* **The records**
** begin **
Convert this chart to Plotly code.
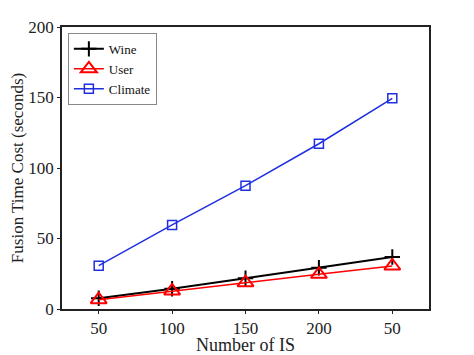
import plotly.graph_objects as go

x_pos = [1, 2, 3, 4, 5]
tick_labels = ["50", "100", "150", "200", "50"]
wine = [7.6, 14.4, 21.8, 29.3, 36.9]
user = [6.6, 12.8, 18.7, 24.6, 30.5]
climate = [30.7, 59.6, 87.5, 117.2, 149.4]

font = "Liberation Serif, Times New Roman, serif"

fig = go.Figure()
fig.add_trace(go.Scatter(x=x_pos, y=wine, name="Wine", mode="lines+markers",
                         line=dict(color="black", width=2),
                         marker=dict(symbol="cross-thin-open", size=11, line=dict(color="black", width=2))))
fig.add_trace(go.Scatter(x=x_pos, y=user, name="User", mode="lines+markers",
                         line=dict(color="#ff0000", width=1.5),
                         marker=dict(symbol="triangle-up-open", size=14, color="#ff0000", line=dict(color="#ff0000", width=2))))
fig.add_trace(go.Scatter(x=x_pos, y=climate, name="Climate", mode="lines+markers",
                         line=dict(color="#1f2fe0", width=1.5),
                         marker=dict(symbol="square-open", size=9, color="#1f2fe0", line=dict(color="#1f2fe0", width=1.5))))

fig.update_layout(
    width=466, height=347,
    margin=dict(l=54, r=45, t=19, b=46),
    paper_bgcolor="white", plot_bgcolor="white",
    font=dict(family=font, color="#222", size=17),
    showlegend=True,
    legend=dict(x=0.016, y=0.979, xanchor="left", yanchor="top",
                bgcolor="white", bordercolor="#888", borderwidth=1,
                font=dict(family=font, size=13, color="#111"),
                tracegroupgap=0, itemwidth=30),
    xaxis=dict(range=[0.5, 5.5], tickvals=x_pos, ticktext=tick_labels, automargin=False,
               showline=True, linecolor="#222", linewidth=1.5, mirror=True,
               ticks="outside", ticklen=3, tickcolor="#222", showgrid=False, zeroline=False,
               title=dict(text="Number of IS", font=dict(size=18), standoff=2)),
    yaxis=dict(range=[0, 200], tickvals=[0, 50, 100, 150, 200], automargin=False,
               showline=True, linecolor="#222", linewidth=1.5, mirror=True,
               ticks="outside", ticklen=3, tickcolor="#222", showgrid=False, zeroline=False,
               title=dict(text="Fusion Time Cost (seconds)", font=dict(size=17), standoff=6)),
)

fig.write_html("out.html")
** end **
** begin **
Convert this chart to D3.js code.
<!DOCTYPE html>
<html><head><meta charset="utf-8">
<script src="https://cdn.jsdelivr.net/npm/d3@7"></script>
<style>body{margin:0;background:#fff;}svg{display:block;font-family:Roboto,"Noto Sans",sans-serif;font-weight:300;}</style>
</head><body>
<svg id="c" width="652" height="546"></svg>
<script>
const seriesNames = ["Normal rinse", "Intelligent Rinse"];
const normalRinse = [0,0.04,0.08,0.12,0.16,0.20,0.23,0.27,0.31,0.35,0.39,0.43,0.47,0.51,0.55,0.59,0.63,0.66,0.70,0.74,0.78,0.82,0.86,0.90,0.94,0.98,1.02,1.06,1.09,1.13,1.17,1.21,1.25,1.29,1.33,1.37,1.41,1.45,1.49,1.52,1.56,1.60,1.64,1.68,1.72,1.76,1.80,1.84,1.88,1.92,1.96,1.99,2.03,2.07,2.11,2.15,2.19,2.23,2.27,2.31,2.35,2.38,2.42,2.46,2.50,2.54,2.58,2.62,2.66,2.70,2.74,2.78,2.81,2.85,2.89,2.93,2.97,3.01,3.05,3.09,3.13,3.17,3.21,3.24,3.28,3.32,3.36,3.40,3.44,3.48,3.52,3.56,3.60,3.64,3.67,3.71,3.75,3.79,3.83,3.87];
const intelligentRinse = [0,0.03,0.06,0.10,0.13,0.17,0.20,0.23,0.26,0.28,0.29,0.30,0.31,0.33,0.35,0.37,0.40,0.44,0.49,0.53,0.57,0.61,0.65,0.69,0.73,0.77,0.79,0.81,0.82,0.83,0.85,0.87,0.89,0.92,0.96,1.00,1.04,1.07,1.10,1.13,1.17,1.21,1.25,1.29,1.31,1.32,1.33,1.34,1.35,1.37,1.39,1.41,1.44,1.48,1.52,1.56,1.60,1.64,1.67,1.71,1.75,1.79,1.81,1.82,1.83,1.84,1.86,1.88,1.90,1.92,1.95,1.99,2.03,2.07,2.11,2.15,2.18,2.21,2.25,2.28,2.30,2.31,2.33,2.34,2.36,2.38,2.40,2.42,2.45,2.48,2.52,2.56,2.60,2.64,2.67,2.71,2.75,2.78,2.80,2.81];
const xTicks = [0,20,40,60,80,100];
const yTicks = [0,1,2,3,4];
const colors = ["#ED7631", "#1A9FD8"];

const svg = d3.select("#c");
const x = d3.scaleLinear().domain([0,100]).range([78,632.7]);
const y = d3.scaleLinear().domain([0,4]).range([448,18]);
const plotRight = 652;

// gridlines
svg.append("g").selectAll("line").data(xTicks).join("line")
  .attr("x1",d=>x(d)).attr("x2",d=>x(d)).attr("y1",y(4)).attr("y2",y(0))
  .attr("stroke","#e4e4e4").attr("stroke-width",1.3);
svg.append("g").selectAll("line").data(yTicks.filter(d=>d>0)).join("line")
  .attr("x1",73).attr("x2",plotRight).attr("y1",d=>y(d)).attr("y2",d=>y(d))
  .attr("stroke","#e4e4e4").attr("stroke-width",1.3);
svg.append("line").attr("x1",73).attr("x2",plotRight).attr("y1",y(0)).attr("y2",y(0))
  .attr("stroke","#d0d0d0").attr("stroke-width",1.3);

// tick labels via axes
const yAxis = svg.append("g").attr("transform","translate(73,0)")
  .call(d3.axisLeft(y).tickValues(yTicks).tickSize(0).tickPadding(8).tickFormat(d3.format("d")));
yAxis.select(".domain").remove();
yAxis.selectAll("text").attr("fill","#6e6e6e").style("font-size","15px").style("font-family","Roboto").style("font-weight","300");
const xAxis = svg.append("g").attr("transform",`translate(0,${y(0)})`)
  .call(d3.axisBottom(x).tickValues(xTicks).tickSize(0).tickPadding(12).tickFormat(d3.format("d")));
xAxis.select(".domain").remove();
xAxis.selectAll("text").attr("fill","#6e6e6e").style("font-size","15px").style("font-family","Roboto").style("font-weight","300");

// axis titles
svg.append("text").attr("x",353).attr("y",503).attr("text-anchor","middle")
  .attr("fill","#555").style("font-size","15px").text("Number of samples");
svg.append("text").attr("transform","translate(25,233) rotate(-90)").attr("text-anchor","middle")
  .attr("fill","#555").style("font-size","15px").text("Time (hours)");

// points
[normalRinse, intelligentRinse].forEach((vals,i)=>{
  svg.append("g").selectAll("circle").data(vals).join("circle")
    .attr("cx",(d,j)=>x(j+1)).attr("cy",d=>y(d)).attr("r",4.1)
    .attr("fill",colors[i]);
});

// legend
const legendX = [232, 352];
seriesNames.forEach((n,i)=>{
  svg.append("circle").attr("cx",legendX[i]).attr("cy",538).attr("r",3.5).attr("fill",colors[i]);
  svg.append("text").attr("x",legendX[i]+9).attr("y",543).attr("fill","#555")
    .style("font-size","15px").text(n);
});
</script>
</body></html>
** end **
Show each line in the entries that holds the string "this".

Convert this chart to Plotly code.
Convert this chart to D3.js code.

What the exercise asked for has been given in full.